Uitspraak
1.Geding in cassatie
2.Beoordeling van de middelen
3.Ambtshalve beoordeling van de bestreden uitspraak
4.Beslissing
23 april 2019.
Hoge Raad
In deze zaak gaat het om een cassatieberoep tegen een arrest van het Gerechtshof Arnhem-Leeuwarden, waarbij de verdachte, de moeder van een minderjarige, is veroordeeld voor het opzettelijk onttrekken en onttrokken houden van haar achtjarige zoontje aan het wettig gezag van de vader. De moeder had haar zoontje naar Nigeria laten reizen en daar laten verblijven. De Hoge Raad behandelt verschillende klachten van de verdachte, waaronder de vraag of Groningen als pleegplaats kan worden aangemerkt, gezien het feit dat het om een omissiedelict in Nigeria gaat. Daarnaast wordt er geklaagd dat niet kan worden vastgesteld dat de uitoefening van gezag door de vader onmogelijk was gemaakt door het buiten diens invloedssfeer brengen van het kind.
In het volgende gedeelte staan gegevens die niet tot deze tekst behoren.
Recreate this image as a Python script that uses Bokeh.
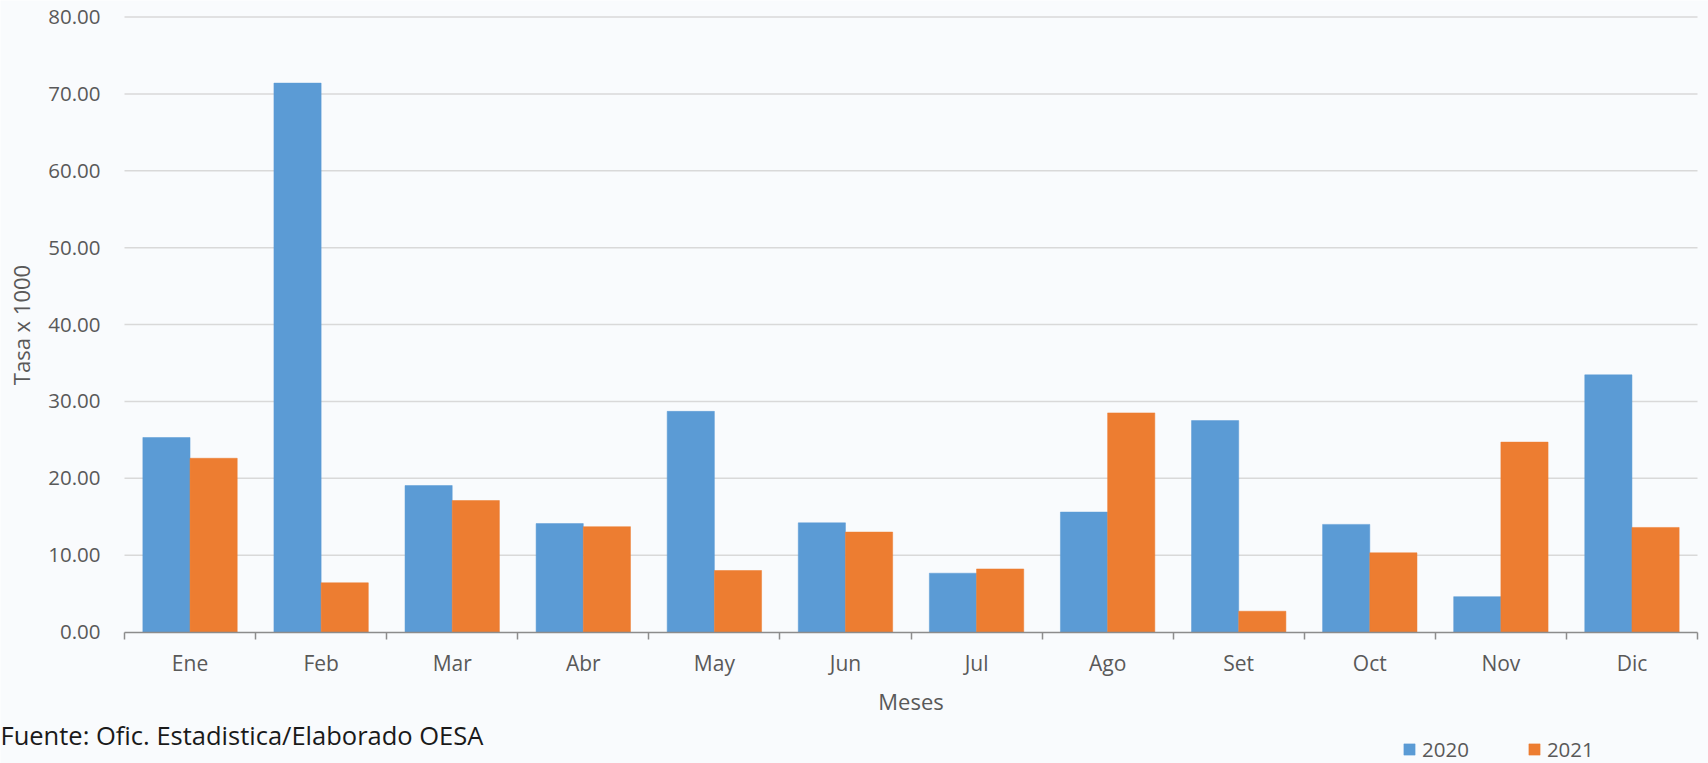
import numpy as np
from bokeh.plotting import figure
from bokeh.models import (Range1d, FixedTicker, Legend, LegendItem, Label,
                          ColumnDataSource, NumeralTickFormatter)
from bokeh.transform import dodge
from bokeh.embed import file_html
from bokeh.resources import INLINE

# ---- data ----
months = ["Ene", "Feb", "Mar", "Abr", "May", "Jun", "Jul", "Ago", "Set", "Oct", "Nov", "Dic"]
tasa_2020 = [25.3, 71.4, 19.05, 14.1, 28.7, 14.2, 7.65, 15.6, 27.5, 14.0, 4.6, 33.45]
tasa_2021 = [22.6, 6.4, 17.1, 13.7, 8.0, 13.0, 8.2, 28.5, 2.7, 10.3, 24.7, 13.6]
y_ticks = [0, 10, 20, 30, 40, 50, 60, 70, 80]
series_names = ["2020", "2021"]
source_text = "Fuente: Ofic. Estadistica/Elaborado OESA"

FONT = "Open Sans"
TXT = "#595959"
BLUE = "#5B9BD5"
ORANGE = "#ED7D31"
BG = "#F9FBFD"

# ---- layout (pixels of the canvas) ----
W, H = 1708, 763
PX_LEFT, PX_RIGHT = 124, 1697      # plot area left/right
PX_TOP, PX_ZERO = 16.5, 631.5      # y = 80 and y = 0
n = len(months)
ymax = y_ticks[-1]
xs = (PX_RIGHT - PX_LEFT) / n
ys = (PX_ZERO - PX_TOP) / ymax
x_range = Range1d(-PX_LEFT / xs, n + (W - PX_RIGHT) / xs)
y_range = Range1d(-(H - PX_ZERO) / ys, ymax + PX_TOP / ys)

pos = np.arange(n) + 0.5
src = ColumnDataSource(dict(x=pos, v2020=tasa_2020, v2021=tasa_2021))

p = figure(width=W, height=H, output_backend="svg", toolbar_location=None,
           x_range=x_range, y_range=y_range, min_border=0,
           background_fill_color=BG, border_fill_color=BG, outline_line_color=None)
p.grid.visible = False

# horizontal gridlines over the plot area only
p.segment(x0=0, x1=n, y0=y_ticks[1:], y1=y_ticks[1:], line_color="#D9D9D9", line_width=1.5)

r1 = p.vbar(x=dodge("x", -0.18, range=p.x_range), top="v2020", width=0.36, source=src,
            fill_color=BLUE, line_color=BLUE, line_width=0.5)
r2 = p.vbar(x=dodge("x", 0.18, range=p.x_range), top="v2021", width=0.36, source=src,
            fill_color=ORANGE, line_color=ORANGE, line_width=0.5)

# y axis (placed at x = 0)
ya = p.yaxis[0]
ya.fixed_location = 0
ya.bounds = (0, ymax)
ya.ticker = FixedTicker(ticks=y_ticks)
ya.formatter = NumeralTickFormatter(format="0.00")
ya.axis_line_color = None
ya.major_tick_line_color = None
ya.minor_tick_line_color = None
ya.major_tick_out = 0
ya.major_tick_in = 0
ya.major_label_standoff = 24
ya.major_label_text_font = FONT
ya.major_label_text_font_size = "20.5px"
ya.major_label_text_color = TXT
ya.axis_label = "Tasa x 1000"
ya.axis_label_text_font = FONT
ya.axis_label_text_font_size = "22px"
ya.axis_label_text_font_style = "normal"
ya.axis_label_text_color = TXT
ya.axis_label_standoff = 9

# x axis (placed at y = 0)
xa = p.xaxis[0]
xa.fixed_location = 0
xa.bounds = (0, n)
xa.ticker = FixedTicker(ticks=list(pos), minor_ticks=list(range(n + 1)))
xa.major_label_overrides = {float(v): m for v, m in zip(pos, months)}
xa.axis_line_color = "#8C8C8C"
xa.axis_line_width = 1.5
xa.major_tick_line_color = None
xa.major_tick_out = 7
xa.major_tick_in = 0
xa.minor_tick_line_color = "#8C8C8C"
xa.minor_tick_line_width = 1.5
xa.minor_tick_out = 7
xa.minor_tick_in = 0
xa.major_label_standoff = 10
xa.major_label_text_font = FONT
xa.major_label_text_font_size = "21px"
xa.major_label_text_color = TXT
xa.axis_label = "Meses"
xa.axis_label_text_font = FONT
xa.axis_label_text_font_size = "22px"
xa.axis_label_text_font_style = "normal"
xa.axis_label_text_color = TXT
xa.axis_label_standoff = 5

legend = Legend(items=[LegendItem(label=series_names[0], renderers=[r1]),
                       LegendItem(label=series_names[1], renderers=[r2])],
                orientation="horizontal", location=(1402, 0),
                glyph_width=14, glyph_height=14, label_standoff=6, spacing=58,
                padding=0, margin=0, border_line_color=None, background_fill_alpha=0,
                label_text_font=FONT, label_text_font_size="20.5px", label_text_color=TXT)
p.add_layout(legend, "center")

p.add_layout(Label(x=0, y=29, x_units="screen", y_units="screen", text=source_text,
                   text_font=FONT, text_font_size="25.5px", text_color="#1A1A1A",
                   text_baseline="middle", text_align="left"))

open("out.html", "w").write(file_html(p, INLINE))
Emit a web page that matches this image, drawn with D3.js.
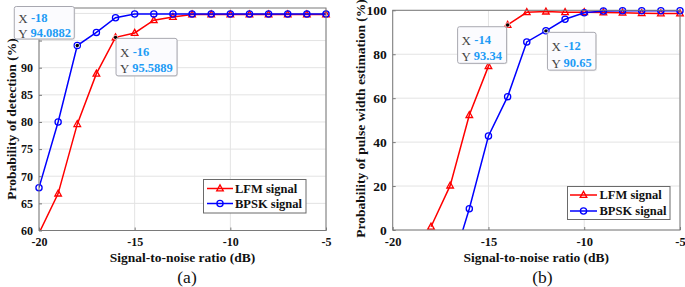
<!DOCTYPE html>
<html><head><meta charset="utf-8">
<script src="https://cdn.jsdelivr.net/npm/d3@7"></script>
<style>body{margin:0;background:#fff}svg{display:block}</style>
</head><body><svg id="c" width="685" height="287"></svg>
<script>
// ---------- data ----------
const snr = [-20,-19,-18,-17,-16,-15,-14,-13,-12,-11,-10,-9,-8,-7,-6,-5];
const lfmDetect  = [59.5,66.8,79.6,88.9,95.5889,96.4,98.75,99.35,99.8,99.8,99.8,99.8,99.8,99.8,99.8,99.8];
const bpskDetect = [67.9,80.0,94.0882,96.5,99.2,99.9,99.9,99.9,99.9,99.9,99.9,99.9,99.9,99.9,99.9,99.9];
const lfmPwe  = [null,null,1.5,20.2,52.3,74.6,93.34,99.1,99.4,99.1,99.1,99.0,98.9,98.7,98.6,98.6];
const bpskPwe = [null,null,null,-19,9.7,42.8,60.7,85.6,90.65,95.9,98.9,99.7,99.8,99.8,99.8,99.8];
const xTicks = [-20,-15,-10,-5];
const yTicksA = [60,65,70,75,80,85,90,95,100];
const yTickLabelsA = [60,65,70,75,80,85,90];
const yTicksB = [0,20,40,60,80,100];
const seriesNames = ["LFM signal","BPSK signal"];
const yTitles = ["Probability of detection (%)","Probability of pulse width estimation (%)"];
const xTitle = "Signal-to-noise ratio (dB)";
const panelTags = ["(a)","(b)"];
// data tips: [panel, series, snr]
const tips = [[0,1,-18],[0,0,-16],[1,0,-14],[1,1,-12]];

// ---------- layout ----------
const RED="#ff0000", BLUE="#0000ff";
const panels = [
  {x0:39, x1:326, yTop:8, yBot:230.5, ydom:[60,101], yTicks:yTicksA, yLabels:yTickLabelsA,
   series:[lfmDetect,bpskDetect], xTickFont:12, yTickFont:12, yTitleX:11, yTitleY:119, xTitleY:261.5, tagX:187, tagY:283,
   legend:{x:203.5,y:179.5,w:102.5,h:33.5,row0:188.5,dy:15,lx0:207,lx1:233,tx:235}},
  {x0:392.7, x1:680, yTop:10.3, yBot:230, ydom:[0,100], yTicks:yTicksB, yLabels:yTicksB,
   series:[lfmPwe,bpskPwe], xTickFont:12.5, yTickFont:13.5, yTitleX:360, yTitleY:118.5, xTitleY:261.5, tagX:542.5, tagY:283,
   legend:{x:567.5,y:186.5,w:102.5,h:33,row0:195,dy:16,lx0:570,lx1:597,tx:599.5}}
];
// tip box geometry relative to point: [dx, dy, w, h]
const tipBoxes = [[-63,-39,60,32.5],[0.5,1,61,37.5],[-50,1.8,49,36.6],[1.5,1.5,48.5,37.8]];

const svg = d3.select("#c");
const serif = "'Liberation Serif','Times New Roman',serif";
const colors=[RED,BLUE];

function triPath(cx,cy){return `M${cx},${cy-3.6}L${cx+3.3},${cy+2.4}L${cx-3.3},${cy+2.4}Z`;}
function marker(g,type,cx,cy,color){
  if(type===0) g.append("path").attr("d",triPath(cx,cy)).attr("fill","none").attr("stroke",color).attr("stroke-width",1.3);
  else g.append("circle").attr("cx",cx).attr("cy",cy).attr("r",3.1).attr("fill","none").attr("stroke",color).attr("stroke-width",1.3);
}

panels.forEach((p,pi)=>{
  const x = d3.scaleLinear().domain([-20,-5]).range([p.x0,p.x1]);
  const y = d3.scaleLinear().domain(p.ydom).range([p.yBot,p.yTop]);
  p.x=x; p.y=y;
  const g = svg.append("g");
  const cid="clip"+pi;
  svg.append("clipPath").attr("id",cid).append("rect")
    .attr("x",p.x0).attr("y",p.yTop).attr("width",p.x1-p.x0).attr("height",p.yBot-p.yTop);
  // grid
  g.selectAll(".gx").data(xTicks).enter().append("line")
    .attr("x1",d=>x(d)).attr("x2",d=>x(d)).attr("y1",p.yTop).attr("y2",p.yBot)
    .attr("stroke","#e3e3e3").attr("stroke-width",1);
  g.selectAll(".gy").data(p.yTicks).enter().append("line")
    .attr("y1",d=>y(d)).attr("y2",d=>y(d)).attr("x1",p.x0).attr("x2",p.x1)
    .attr("stroke","#e3e3e3").attr("stroke-width",1);
  // lines
  p.series.forEach((s,si)=>{
    const pts = snr.map((v,i)=>[v,s[i]]).filter(d=>d[1]!==null);
    g.append("path").attr("clip-path",`url(#${cid})`)
      .attr("d",d3.line().x(d=>x(d[0])).y(d=>y(d[1]))(pts))
      .attr("fill","none").attr("stroke",colors[si]).attr("stroke-width",1.5);
    pts.filter(d=>d[1]>=p.ydom[0]&&d[1]<=p.ydom[1]).forEach(d=>marker(g,si,x(d[0]),y(d[1]),colors[si]));
  });
  // axes box
  const ax = svg.append("g");
  ax.append("rect").attr("x",p.x0).attr("y",p.yTop).attr("width",p.x1-p.x0).attr("height",p.yBot-p.yTop)
    .attr("fill","none").attr("stroke","#7a7a7a").attr("stroke-width",1);
  const xa = d3.axisBottom(x).tickValues(xTicks).tickSizeInner(-3).tickSizeOuter(0).tickPadding(7)
    .tickFormat(d=>d3.format("d")(d));
  const xg = ax.append("g").attr("transform",`translate(0,${p.yBot})`).call(xa);
  const ya = d3.axisLeft(y).tickValues(p.yTicks).tickSizeInner(-3).tickSizeOuter(0).tickPadding(6)
    .tickFormat(d=>p.yLabels.includes(d)?d:"");
  const yg = ax.append("g").attr("transform",`translate(${p.x0},0)`).call(ya);
  [[xg,p.xTickFont],[yg,p.yTickFont]].forEach(([a,fs])=>{
    a.select(".domain").remove();
    a.selectAll("line").attr("stroke","#7a7a7a");
    a.selectAll("text").attr("font-family",serif).attr("font-weight","bold").attr("font-size",fs).attr("fill","#111");
  });
  xg.selectAll("text").text(d=>d<0?"-"+Math.abs(d):d);
  // titles
  svg.append("text").attr("x",(p.x0+p.x1)/2).attr("y",p.xTitleY).attr("text-anchor","middle")
    .attr("font-family",serif).attr("font-weight","bold").attr("font-size",13.5).attr("fill","#111").text(xTitle);
  svg.append("text").attr("transform",`translate(${p.yTitleX},${p.yTitleY}) rotate(-90)`)
    .attr("text-anchor","middle").attr("dominant-baseline","central")
    .attr("font-family",serif).attr("font-weight","bold").attr("font-size",13.5).attr("fill","#111").text(yTitles[pi]);
  svg.append("text").attr("x",p.tagX).attr("y",p.tagY).attr("text-anchor","middle")
    .attr("font-family",serif).attr("font-size",17.5).attr("fill","#111").text(panelTags[pi]);
  // legend
  const L=p.legend, lg=svg.append("g");
  lg.append("rect").attr("x",L.x).attr("y",L.y).attr("width",L.w).attr("height",L.h)
    .attr("fill","#fff").attr("stroke","#6a6a6a").attr("stroke-width",1);
  seriesNames.forEach((n,si)=>{
    const yy=L.row0+si*L.dy;
    lg.append("line").attr("x1",L.lx0).attr("x2",L.lx1).attr("y1",yy).attr("y2",yy).attr("stroke",colors[si]).attr("stroke-width",1.5);
    marker(lg,si,(L.lx0+L.lx1)/2,yy,colors[si]);
    lg.append("text").attr("x",L.tx).attr("y",yy).attr("dominant-baseline","central")
      .attr("font-family",serif).attr("font-weight","bold").attr("font-size",12.5).attr("fill","#111").text(n);
  });
});

// data tips
tips.forEach((t,ti)=>{
  const p=panels[t[0]], s=p.series[t[1]], i=snr.indexOf(t[2]);
  const v=s[i], px=p.x(t[2]), py=p.y(v);
  const [dx,dy,w,h]=tipBoxes[ti];
  const g=svg.append("g");
  g.append("circle").attr("cx",px).attr("cy",py).attr("r",2.6).attr("fill","#fff").attr("opacity",0.6);
  g.append("circle").attr("cx",px).attr("cy",py).attr("r",1.7).attr("fill","#000");
  const bx=px+dx, by=py+dy;
  g.append("rect").attr("x",bx+1).attr("y",by+1).attr("width",w).attr("height",h).attr("rx",2).attr("fill","#d8d8d8").attr("opacity",0.5);
  g.append("rect").attr("x",bx).attr("y",by).attr("width",w).attr("height",h).attr("rx",2)
    .attr("fill","#fbfbfe").attr("stroke","#a8a8b0").attr("stroke-width",1);
  [["X",t[2]],["Y",v]].forEach((r,ri)=>{
    const tx=g.append("text").attr("x",bx+4).attr("y",by+h*0.36+ri*h*0.44).attr("dominant-baseline","central")
      .attr("font-family",serif).attr("font-size",13);
    tx.append("tspan").attr("fill","#444").text(r[0]+" ");
    tx.append("tspan").attr("fill","#1e9bf5").attr("font-weight","bold").attr("font-size",12.5).text(String(r[1]));
  });
});
</script></body></html>
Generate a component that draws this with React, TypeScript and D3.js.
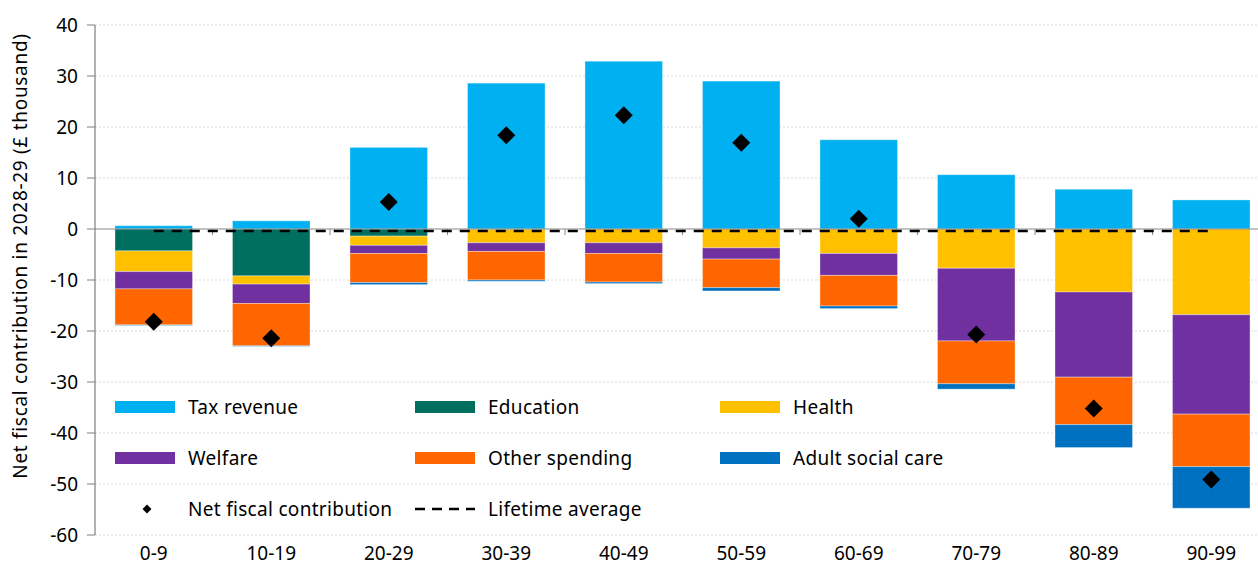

Ook wordt betwist of de verdachte aan alle subjectieve en objectieve bestanddelen van de tenlastelegging heeft voldaan. De Hoge Raad oordeelt dat de middelen niet tot cassatie kunnen leiden, maar constateert wel dat de redelijke termijn van het proces is overschreden, wat leidt tot een vermindering van de opgelegde gevangenisstraf van drie jaren naar twee jaren en tien maanden. De Hoge Raad vernietigt de bestreden uitspraak, maar uitsluitend wat betreft de duur van de opgelegde gevangenisstraf, en verwerpt het beroep voor het overige.